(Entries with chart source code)
- - - - -

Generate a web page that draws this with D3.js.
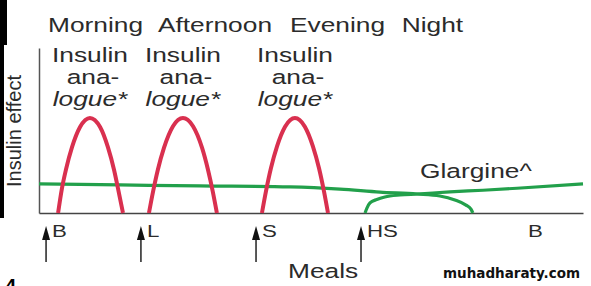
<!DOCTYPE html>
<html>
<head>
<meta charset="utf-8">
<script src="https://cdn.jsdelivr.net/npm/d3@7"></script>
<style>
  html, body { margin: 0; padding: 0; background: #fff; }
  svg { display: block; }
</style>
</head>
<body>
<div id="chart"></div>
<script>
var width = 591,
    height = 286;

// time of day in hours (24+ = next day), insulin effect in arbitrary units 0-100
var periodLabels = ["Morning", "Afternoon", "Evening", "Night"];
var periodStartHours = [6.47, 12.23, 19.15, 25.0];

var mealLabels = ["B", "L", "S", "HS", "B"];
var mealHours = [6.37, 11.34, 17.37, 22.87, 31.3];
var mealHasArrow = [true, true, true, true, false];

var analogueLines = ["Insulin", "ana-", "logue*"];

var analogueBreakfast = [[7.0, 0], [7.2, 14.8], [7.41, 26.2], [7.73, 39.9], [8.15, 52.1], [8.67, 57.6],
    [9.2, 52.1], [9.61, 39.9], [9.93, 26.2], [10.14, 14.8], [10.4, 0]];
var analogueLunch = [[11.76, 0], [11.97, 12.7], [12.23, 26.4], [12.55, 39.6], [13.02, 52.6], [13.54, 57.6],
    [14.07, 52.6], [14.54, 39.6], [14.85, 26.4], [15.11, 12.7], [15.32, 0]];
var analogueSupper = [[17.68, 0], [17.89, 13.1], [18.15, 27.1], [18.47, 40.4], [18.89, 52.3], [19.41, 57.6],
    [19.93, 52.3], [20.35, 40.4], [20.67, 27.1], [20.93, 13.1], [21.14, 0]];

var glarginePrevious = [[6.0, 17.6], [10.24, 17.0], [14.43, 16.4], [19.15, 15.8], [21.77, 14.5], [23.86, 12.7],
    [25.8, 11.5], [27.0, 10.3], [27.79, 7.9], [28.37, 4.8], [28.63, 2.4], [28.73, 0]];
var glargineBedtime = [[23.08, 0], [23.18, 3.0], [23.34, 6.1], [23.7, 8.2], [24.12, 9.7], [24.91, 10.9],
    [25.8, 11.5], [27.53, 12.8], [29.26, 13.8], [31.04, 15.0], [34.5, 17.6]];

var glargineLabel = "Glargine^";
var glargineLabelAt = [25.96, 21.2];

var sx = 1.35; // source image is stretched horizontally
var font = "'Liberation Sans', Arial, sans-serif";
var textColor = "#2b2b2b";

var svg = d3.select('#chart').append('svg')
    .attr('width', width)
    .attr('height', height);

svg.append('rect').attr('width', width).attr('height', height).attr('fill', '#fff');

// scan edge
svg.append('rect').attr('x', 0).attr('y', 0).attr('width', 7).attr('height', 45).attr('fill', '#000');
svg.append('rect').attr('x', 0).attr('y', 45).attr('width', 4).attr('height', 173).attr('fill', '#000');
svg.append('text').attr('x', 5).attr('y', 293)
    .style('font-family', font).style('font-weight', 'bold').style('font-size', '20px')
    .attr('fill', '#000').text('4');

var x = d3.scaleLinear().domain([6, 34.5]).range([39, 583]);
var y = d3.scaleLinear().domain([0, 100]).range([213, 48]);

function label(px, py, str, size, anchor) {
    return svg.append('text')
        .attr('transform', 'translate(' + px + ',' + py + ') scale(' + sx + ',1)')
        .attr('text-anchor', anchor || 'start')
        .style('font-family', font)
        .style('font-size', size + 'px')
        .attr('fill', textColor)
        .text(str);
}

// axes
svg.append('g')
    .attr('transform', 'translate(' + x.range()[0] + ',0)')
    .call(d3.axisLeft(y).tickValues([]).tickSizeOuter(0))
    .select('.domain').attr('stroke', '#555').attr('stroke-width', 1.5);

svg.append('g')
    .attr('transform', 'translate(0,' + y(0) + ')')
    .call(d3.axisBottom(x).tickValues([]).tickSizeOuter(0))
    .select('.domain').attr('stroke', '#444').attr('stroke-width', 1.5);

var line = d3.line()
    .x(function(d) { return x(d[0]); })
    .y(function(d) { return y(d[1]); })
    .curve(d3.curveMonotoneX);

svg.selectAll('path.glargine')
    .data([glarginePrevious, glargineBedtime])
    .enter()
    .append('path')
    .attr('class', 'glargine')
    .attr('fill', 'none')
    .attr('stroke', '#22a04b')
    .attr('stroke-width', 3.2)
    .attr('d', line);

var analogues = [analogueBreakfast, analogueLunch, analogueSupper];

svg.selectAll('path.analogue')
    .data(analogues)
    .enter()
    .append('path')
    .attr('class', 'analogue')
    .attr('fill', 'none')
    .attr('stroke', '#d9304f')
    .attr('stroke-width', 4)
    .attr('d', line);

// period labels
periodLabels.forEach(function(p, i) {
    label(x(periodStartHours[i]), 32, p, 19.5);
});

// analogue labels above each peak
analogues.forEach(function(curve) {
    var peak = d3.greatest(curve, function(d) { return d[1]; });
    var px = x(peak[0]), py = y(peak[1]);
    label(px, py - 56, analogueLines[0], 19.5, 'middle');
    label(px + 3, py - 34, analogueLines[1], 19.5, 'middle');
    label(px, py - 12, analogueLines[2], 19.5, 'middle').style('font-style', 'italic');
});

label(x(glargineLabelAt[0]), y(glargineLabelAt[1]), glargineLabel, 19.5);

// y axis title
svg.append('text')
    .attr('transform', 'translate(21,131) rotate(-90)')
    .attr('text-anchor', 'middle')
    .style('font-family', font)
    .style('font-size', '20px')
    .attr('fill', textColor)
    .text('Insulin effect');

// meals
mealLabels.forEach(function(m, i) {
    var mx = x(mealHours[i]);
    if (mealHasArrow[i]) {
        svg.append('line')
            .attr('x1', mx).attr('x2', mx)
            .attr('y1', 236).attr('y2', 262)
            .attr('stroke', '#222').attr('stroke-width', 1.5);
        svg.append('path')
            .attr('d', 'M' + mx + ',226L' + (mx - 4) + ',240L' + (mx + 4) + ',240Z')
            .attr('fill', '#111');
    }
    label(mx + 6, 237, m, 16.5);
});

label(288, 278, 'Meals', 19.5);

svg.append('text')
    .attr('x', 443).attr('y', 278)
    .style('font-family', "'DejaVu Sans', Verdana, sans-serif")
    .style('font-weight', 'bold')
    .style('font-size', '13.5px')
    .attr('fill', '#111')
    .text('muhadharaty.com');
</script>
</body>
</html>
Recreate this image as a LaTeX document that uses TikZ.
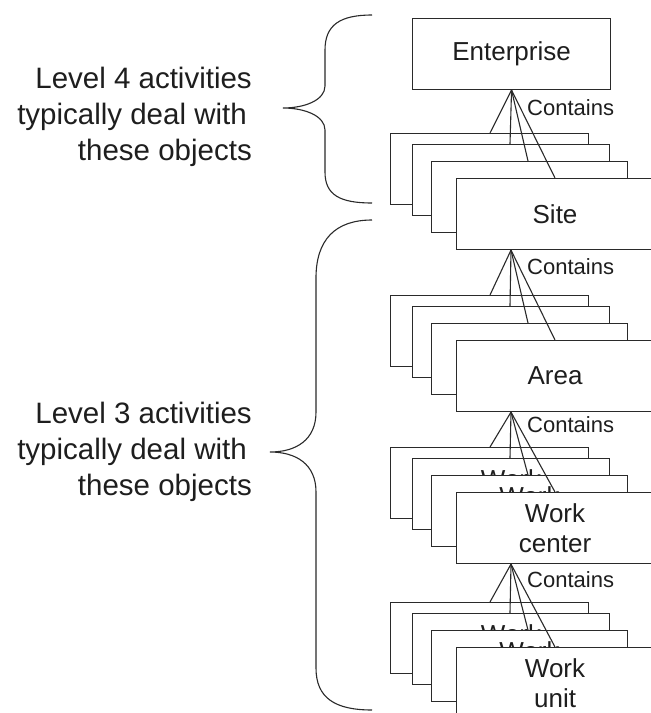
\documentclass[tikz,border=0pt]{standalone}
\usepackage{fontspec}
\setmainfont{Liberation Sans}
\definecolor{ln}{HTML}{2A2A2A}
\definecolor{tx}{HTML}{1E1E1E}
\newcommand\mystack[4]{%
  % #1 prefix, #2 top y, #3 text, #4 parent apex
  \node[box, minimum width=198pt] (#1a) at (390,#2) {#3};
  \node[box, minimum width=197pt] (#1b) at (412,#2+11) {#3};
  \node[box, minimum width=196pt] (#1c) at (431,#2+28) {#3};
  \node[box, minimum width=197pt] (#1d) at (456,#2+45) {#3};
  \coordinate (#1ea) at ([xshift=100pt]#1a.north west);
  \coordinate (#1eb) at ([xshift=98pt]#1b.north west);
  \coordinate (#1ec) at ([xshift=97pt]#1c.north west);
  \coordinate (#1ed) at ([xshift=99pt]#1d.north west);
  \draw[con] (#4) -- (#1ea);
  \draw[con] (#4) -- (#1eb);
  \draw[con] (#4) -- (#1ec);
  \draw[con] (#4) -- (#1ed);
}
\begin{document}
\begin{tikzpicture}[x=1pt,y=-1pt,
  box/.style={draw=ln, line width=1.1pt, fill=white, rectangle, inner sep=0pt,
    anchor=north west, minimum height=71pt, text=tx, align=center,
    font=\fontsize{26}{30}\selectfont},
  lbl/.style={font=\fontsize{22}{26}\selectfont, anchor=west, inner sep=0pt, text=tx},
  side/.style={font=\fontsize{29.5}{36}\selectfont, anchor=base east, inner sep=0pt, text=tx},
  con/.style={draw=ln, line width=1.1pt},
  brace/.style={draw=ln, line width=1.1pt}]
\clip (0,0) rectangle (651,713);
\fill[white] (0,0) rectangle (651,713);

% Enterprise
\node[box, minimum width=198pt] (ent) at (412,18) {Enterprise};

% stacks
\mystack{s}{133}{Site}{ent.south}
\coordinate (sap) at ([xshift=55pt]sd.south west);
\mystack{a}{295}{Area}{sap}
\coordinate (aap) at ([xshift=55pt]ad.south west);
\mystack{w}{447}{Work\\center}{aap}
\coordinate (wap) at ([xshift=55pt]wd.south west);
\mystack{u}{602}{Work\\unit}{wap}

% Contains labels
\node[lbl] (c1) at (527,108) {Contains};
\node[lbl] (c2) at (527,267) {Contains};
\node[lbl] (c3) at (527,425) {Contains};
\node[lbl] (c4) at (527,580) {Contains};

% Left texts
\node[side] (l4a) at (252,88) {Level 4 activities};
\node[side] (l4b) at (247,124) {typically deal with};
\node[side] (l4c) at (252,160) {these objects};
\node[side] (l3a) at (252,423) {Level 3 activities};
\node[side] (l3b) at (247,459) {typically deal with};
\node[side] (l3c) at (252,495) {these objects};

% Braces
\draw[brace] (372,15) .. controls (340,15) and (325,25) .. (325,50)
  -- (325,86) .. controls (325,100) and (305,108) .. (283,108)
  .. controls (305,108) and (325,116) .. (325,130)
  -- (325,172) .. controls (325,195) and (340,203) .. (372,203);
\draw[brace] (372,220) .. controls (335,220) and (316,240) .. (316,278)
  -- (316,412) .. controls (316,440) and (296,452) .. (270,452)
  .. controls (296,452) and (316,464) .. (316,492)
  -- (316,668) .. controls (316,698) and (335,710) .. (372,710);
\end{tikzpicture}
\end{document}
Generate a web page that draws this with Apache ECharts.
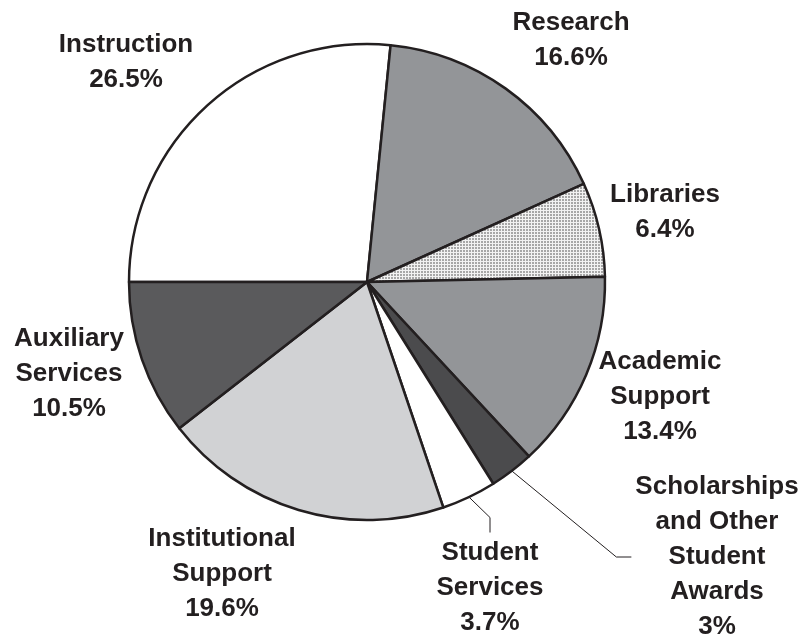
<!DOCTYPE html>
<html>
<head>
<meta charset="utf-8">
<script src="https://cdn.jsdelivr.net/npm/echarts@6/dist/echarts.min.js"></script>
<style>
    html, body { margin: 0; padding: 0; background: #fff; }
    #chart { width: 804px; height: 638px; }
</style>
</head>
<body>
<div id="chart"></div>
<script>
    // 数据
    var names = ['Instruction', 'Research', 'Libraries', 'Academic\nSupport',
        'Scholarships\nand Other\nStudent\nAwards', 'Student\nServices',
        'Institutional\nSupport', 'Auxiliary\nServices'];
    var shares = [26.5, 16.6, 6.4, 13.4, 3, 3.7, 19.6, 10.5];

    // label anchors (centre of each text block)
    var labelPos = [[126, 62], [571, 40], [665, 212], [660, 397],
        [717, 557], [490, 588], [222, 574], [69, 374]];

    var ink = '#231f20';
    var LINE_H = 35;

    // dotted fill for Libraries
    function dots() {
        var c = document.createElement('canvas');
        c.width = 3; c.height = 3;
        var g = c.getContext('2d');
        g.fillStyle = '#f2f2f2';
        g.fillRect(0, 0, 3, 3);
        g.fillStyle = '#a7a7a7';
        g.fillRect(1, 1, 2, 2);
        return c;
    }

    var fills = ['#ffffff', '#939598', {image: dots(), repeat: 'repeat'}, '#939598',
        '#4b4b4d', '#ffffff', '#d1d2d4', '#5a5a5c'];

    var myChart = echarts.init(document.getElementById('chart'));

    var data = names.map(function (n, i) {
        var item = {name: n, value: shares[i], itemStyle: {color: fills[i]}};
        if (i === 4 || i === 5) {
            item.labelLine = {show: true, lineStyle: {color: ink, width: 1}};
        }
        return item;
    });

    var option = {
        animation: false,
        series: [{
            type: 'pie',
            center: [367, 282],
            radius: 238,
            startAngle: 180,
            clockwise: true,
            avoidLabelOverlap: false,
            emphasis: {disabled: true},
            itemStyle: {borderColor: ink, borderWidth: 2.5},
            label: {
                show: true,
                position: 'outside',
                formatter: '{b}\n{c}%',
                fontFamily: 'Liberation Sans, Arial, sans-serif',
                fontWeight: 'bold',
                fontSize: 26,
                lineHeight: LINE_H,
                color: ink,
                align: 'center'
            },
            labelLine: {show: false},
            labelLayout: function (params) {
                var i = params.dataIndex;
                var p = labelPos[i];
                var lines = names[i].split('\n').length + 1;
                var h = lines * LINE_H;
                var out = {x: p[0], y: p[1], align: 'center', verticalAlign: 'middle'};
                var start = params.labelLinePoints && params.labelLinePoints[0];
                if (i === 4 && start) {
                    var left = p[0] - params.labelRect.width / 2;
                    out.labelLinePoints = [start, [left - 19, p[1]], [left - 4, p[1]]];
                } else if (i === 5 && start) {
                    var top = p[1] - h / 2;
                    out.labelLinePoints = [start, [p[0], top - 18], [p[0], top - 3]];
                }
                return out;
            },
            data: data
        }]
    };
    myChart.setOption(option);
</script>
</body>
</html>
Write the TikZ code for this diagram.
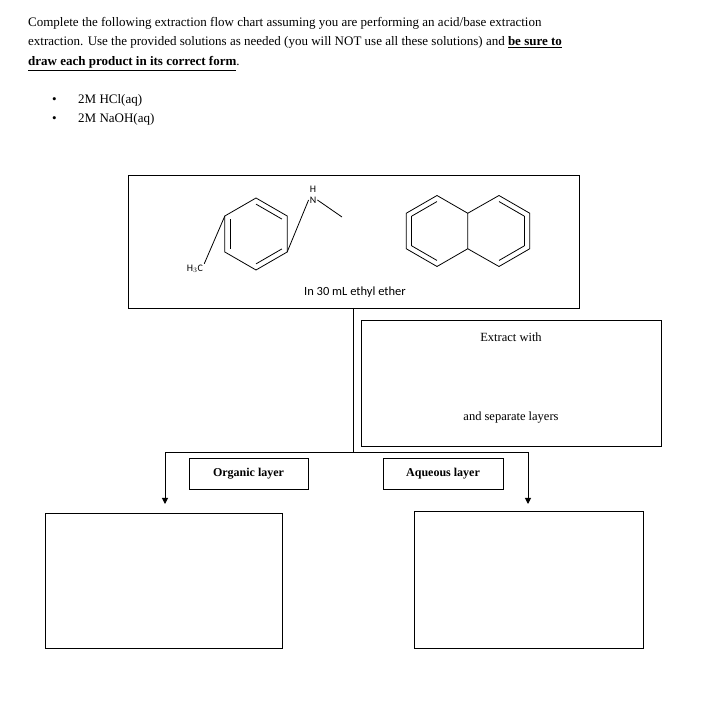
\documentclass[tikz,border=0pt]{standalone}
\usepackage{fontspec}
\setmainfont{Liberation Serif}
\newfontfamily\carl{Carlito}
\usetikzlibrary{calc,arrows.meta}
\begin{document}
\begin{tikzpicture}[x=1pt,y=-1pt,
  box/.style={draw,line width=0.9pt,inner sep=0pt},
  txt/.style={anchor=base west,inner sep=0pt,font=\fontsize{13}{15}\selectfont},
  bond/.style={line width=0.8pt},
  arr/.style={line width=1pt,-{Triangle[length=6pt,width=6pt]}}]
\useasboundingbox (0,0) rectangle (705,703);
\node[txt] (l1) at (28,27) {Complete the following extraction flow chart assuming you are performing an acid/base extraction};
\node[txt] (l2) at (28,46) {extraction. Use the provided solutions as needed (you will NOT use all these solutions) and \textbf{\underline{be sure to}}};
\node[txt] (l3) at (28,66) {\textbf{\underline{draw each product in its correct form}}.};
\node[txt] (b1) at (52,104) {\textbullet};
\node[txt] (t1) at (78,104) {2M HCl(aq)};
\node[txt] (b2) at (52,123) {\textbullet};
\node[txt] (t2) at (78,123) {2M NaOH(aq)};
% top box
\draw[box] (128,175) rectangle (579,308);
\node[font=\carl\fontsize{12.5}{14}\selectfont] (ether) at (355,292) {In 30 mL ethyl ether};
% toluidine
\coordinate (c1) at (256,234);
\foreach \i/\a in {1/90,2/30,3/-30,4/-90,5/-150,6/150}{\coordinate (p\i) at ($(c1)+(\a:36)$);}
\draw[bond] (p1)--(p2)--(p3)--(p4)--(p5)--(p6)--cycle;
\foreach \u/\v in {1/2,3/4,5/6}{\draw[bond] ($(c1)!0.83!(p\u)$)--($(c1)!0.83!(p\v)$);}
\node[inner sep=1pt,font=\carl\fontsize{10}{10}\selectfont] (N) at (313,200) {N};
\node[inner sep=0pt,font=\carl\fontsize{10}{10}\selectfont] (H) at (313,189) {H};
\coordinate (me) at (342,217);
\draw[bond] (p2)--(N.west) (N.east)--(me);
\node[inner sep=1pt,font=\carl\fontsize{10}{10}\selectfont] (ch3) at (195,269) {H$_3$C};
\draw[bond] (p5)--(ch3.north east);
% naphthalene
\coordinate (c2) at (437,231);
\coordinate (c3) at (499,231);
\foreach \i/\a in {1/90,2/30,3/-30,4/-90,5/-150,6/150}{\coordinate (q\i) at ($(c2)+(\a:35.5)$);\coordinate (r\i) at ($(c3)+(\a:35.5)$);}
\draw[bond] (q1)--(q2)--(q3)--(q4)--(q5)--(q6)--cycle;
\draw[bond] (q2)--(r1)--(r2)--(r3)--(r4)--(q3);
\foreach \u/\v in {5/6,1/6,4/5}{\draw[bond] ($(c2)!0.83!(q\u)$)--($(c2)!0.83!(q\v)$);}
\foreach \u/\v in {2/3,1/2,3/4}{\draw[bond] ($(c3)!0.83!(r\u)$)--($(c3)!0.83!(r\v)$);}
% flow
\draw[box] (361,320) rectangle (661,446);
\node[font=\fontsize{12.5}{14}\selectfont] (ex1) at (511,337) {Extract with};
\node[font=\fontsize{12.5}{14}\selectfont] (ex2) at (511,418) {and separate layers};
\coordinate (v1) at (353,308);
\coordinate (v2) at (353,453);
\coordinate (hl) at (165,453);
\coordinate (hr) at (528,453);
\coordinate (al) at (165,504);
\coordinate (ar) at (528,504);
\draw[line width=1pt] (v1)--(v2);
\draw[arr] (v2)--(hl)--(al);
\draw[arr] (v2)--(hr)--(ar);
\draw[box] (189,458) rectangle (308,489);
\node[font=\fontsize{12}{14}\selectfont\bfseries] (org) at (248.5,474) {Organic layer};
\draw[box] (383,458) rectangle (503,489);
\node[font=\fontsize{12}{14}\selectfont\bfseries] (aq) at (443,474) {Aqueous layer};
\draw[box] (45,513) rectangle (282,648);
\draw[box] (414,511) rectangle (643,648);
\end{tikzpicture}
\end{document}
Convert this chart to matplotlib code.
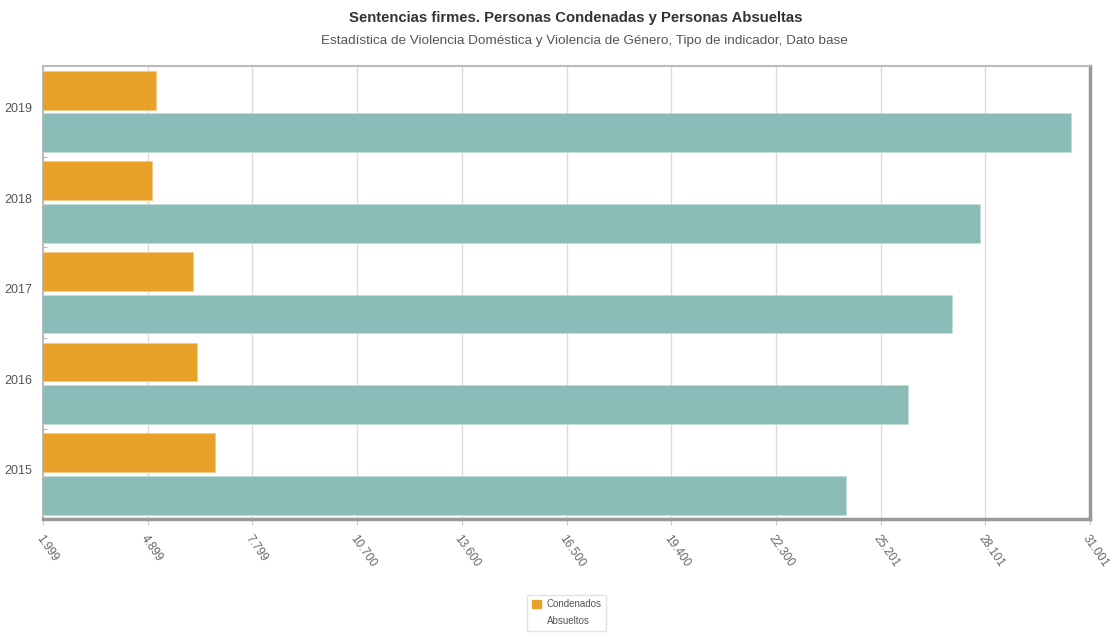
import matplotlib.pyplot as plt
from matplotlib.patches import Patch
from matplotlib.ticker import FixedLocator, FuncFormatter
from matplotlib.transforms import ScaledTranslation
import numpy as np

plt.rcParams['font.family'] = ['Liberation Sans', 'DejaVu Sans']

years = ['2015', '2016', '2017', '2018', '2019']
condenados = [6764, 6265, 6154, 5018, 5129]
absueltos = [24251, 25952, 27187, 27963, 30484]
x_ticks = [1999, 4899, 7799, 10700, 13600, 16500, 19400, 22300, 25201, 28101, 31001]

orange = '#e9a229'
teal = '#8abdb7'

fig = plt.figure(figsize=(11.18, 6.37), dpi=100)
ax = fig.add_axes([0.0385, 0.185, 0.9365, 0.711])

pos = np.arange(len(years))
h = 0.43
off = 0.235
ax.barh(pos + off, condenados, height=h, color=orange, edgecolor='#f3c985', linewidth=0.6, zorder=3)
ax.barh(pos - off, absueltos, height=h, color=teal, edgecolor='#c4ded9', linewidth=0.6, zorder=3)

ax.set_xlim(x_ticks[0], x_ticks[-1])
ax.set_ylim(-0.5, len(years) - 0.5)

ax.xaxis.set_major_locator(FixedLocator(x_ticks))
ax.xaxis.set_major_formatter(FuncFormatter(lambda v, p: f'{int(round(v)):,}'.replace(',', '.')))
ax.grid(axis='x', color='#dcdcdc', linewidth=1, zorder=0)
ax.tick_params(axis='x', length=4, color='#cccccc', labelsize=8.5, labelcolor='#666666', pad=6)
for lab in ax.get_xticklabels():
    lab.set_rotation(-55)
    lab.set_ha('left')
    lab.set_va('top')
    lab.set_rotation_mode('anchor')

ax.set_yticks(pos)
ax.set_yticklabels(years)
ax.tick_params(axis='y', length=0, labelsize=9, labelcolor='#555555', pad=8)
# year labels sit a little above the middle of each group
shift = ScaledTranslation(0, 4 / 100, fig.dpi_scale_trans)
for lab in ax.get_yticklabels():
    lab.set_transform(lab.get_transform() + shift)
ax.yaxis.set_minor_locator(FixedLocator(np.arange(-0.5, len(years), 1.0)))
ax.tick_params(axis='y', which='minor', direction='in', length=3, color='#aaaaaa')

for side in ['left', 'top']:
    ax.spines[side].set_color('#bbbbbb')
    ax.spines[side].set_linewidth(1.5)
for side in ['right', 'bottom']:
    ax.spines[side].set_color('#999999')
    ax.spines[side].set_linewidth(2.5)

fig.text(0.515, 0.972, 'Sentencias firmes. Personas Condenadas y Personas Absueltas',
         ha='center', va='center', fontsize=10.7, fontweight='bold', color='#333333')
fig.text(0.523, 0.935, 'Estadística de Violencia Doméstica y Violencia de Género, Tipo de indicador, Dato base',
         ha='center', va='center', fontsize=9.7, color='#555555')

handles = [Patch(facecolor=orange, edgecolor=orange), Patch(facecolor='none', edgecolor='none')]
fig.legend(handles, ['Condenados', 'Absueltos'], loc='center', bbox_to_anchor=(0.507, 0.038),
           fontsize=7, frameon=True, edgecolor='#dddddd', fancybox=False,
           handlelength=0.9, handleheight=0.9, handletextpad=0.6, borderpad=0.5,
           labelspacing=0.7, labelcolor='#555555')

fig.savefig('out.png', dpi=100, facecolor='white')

- - - - -

Report only the count of lines that include the string "image".

- _Task solution_
3